Dataset content:
╔══

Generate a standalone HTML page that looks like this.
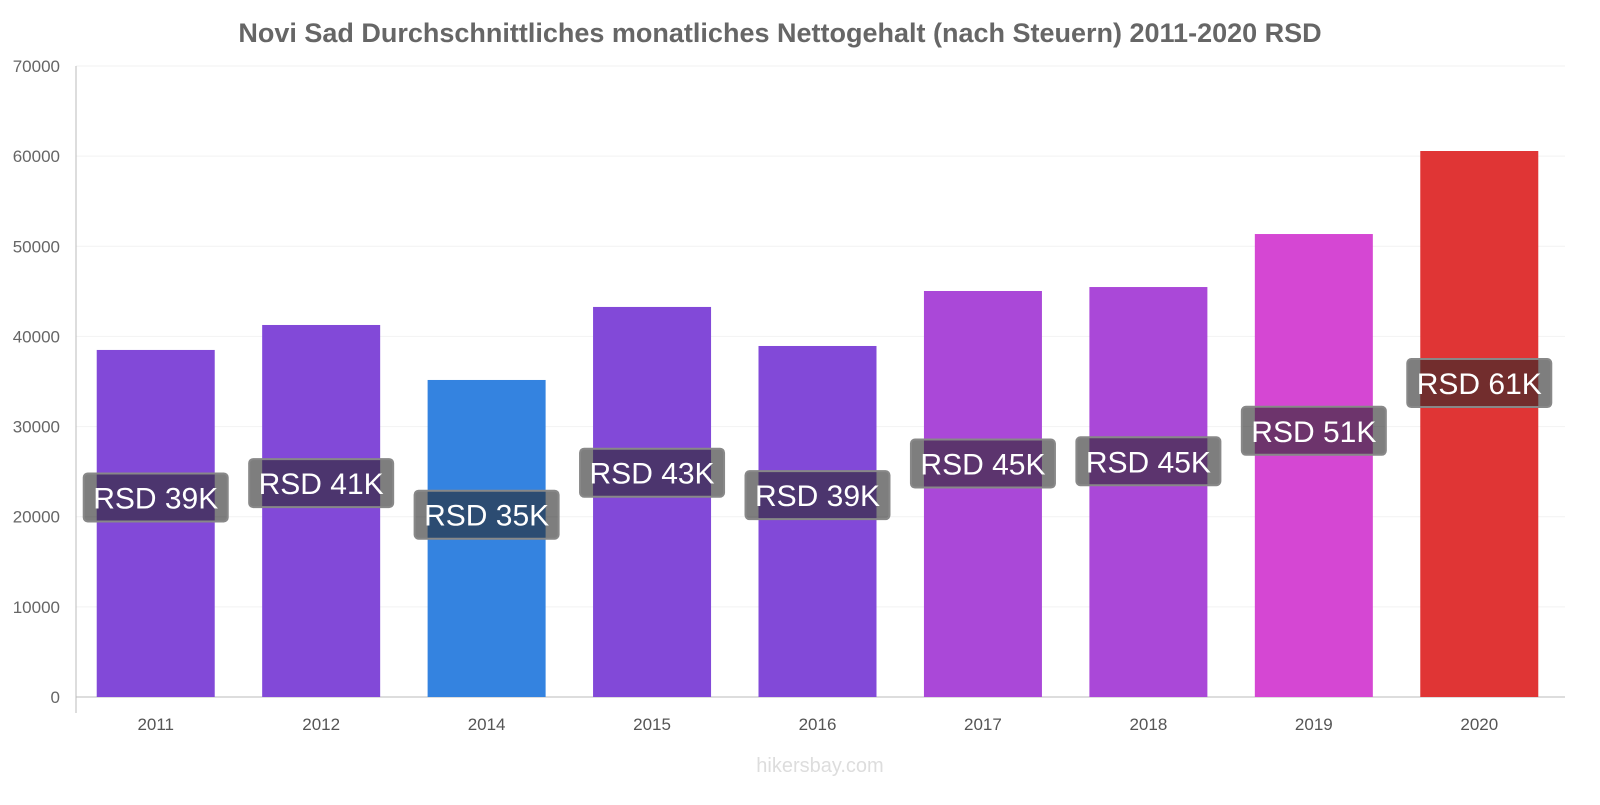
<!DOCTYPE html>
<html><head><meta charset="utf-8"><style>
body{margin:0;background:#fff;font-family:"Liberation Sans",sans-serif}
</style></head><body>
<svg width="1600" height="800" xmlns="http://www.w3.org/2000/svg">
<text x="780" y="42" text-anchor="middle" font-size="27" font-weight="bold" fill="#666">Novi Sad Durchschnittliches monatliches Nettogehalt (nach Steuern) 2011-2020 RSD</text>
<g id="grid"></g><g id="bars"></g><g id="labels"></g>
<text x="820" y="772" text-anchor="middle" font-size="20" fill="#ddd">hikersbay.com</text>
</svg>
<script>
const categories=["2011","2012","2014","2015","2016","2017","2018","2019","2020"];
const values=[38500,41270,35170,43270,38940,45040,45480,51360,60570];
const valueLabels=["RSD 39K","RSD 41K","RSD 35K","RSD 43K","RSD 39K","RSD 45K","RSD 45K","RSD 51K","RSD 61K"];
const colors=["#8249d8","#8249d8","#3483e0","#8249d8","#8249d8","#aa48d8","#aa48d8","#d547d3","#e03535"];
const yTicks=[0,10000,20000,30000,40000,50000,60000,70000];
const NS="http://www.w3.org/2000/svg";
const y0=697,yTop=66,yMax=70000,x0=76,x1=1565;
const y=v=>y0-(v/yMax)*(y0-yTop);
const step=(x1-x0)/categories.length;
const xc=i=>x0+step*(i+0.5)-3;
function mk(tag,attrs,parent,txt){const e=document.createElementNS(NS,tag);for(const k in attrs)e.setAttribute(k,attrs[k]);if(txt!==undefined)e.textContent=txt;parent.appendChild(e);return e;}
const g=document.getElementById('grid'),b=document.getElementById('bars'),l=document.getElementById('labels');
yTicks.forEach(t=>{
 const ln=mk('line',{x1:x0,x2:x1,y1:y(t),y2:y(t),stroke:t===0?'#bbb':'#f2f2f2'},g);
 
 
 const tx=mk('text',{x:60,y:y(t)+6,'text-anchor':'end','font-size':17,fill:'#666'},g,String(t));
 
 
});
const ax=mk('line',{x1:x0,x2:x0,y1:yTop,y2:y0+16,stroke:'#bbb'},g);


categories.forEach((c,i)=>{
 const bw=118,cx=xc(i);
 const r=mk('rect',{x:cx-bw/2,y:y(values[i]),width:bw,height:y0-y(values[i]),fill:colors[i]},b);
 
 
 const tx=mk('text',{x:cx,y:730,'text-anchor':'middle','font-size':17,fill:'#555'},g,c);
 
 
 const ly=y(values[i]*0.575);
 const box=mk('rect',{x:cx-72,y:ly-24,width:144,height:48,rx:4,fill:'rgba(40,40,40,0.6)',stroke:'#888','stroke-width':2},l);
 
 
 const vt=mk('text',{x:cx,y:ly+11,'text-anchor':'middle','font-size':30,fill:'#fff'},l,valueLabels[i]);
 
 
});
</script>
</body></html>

╚══

Task requirements:
Quote the preceding listing precisely and completely, omitting its images.

Written solution:
Generate a standalone HTML page that looks like this.
<!DOCTYPE html>
<html><head><meta charset="utf-8"><style>
body{margin:0;background:#fff;font-family:"Liberation Sans",sans-serif}
</style></head><body>
<svg width="1600" height="800" xmlns="http://www.w3.org/2000/svg">
<text x="780" y="42" text-anchor="middle" font-size="27" font-weight="bold" fill="#666">Novi Sad Durchschnittliches monatliches Nettogehalt (nach Steuern) 2011-2020 RSD</text>
<g id="grid"></g><g id="bars"></g><g id="labels"></g>
<text x="820" y="772" text-anchor="middle" font-size="20" fill="#ddd">hikersbay.com</text>
</svg>
<script>
const categories=["2011","2012","2014","2015","2016","2017","2018","2019","2020"];
const values=[38500,41270,35170,43270,38940,45040,45480,51360,60570];
const valueLabels=["RSD 39K","RSD 41K","RSD 35K","RSD 43K","RSD 39K","RSD 45K","RSD 45K","RSD 51K","RSD 61K"];
const colors=["#8249d8","#8249d8","#3483e0","#8249d8","#8249d8","#aa48d8","#aa48d8","#d547d3","#e03535"];
const yTicks=[0,10000,20000,30000,40000,50000,60000,70000];
const NS="http://www.w3.org/2000/svg";
const y0=697,yTop=66,yMax=70000,x0=76,x1=1565;
const y=v=>y0-(v/yMax)*(y0-yTop);
const step=(x1-x0)/categories.length;
const xc=i=>x0+step*(i+0.5)-3;
function mk(tag,attrs,parent,txt){const e=document.createElementNS(NS,tag);for(const k in attrs)e.setAttribute(k,attrs[k]);if(txt!==undefined)e.textContent=txt;parent.appendChild(e);return e;}
const g=document.getElementById('grid'),b=document.getElementById('bars'),l=document.getElementById('labels');
yTicks.forEach(t=>{
 const ln=mk('line',{x1:x0,x2:x1,y1:y(t),y2:y(t),stroke:t===0?'#bbb':'#f2f2f2'},g);
 
 
 const tx=mk('text',{x:60,y:y(t)+6,'text-anchor':'end','font-size':17,fill:'#666'},g,String(t));
 
 
});
const ax=mk('line',{x1:x0,x2:x0,y1:yTop,y2:y0+16,stroke:'#bbb'},g);


categories.forEach((c,i)=>{
 const bw=118,cx=xc(i);
 const r=mk('rect',{x:cx-bw/2,y:y(values[i]),width:bw,height:y0-y(values[i]),fill:colors[i]},b);
 
 
 const tx=mk('text',{x:cx,y:730,'text-anchor':'middle','font-size':17,fill:'#555'},g,c);
 
 
 const ly=y(values[i]*0.575);
 const box=mk('rect',{x:cx-72,y:ly-24,width:144,height:48,rx:4,fill:'rgba(40,40,40,0.6)',stroke:'#888','stroke-width':2},l);
 
 
 const vt=mk('text',{x:cx,y:ly+11,'text-anchor':'middle','font-size':30,fill:'#fff'},l,valueLabels[i]);
 
 
});
</script>
</body></html>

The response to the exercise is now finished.